OCR wild file size and a clue?

OCR at 150 dpi typically bloats a 2 mb file to 75 mb. Even 450 kb to 6 mb. This happens with all pdf files from any source, and it’s been happening for years. And the huge OCR’d file is a lot less clear.

In another post, I saw you requested the OCR.plist file – but there’s no such file in application support for ABBYY. There’s only languages.plist and DTOCRHelper.app. Is that the problem? Something else?

Thanks.

That file is not usually present. DT offer it for download to enable OCR logging. Alan mentions the procedure in numerous post, here, for example.

Ah, I misread that post. Thanks, will do.

If you select the 75Mb file in DEVONthink and from the menu select Tools->Inspectors->(Document) Properties. Does the Producer entery at the bottom of the list say “Abbyy FineReader xx” or “… Quartz PDF Context”?

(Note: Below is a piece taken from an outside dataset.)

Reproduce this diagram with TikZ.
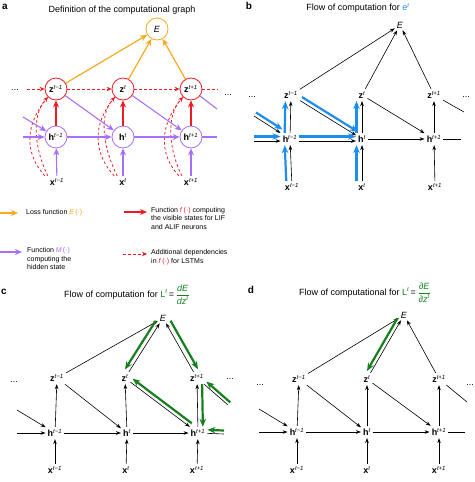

The originals say Quartz or Calibre, but those don’t work well so I re-do OCR in DT and it gets bigger. If the problem is OCR’ing a pdf that has already been OCR’d differently, is it possible to strip the old OCR out of the pdf? Or is there a better way to do this with an existing PDF?

No, redoing OCR isn’t the issue. There won’t be multiple text layers. The text layer of the original is discarded, and each page’s image is processed and parsed, then reassembled into the PDF.

Thanks, Jim. So… why does the size of the pdf get multiplied by about 10? Yikes!

What are your OCR preferences?

Here are my OCR preferences:

What does the Producer entry say for the OCR’d document? If it says “… Quartz PDF Context” the document has been resaved after OCR, this usually happens to transfer annotations or metadata to the new document. This is done using Apples PDFKit which does not provide the same level of compression as ABBYY.

Is it possible to share the OCR’d document? I will send you a direct message with my email to send it too.

The OCR’d document’s Producer is Quartz PDF Context. I’ll send you the two before-and-after documents now.

I tried also doing OCR on the original on my ipad to see if there was a difference:

Original: 1 MB
DT3: 21 MB
DTTG: 70 MB

Note DEVONthink and DEVONthink To Go use different OCR engines and have their own settings as well.

Hold the Option key and choose Help > Report bug to start a support ticket. Please compress and attach the original PDF too. Thanks!

Will do. I’ve already sent the PDFs to Alan as well via email.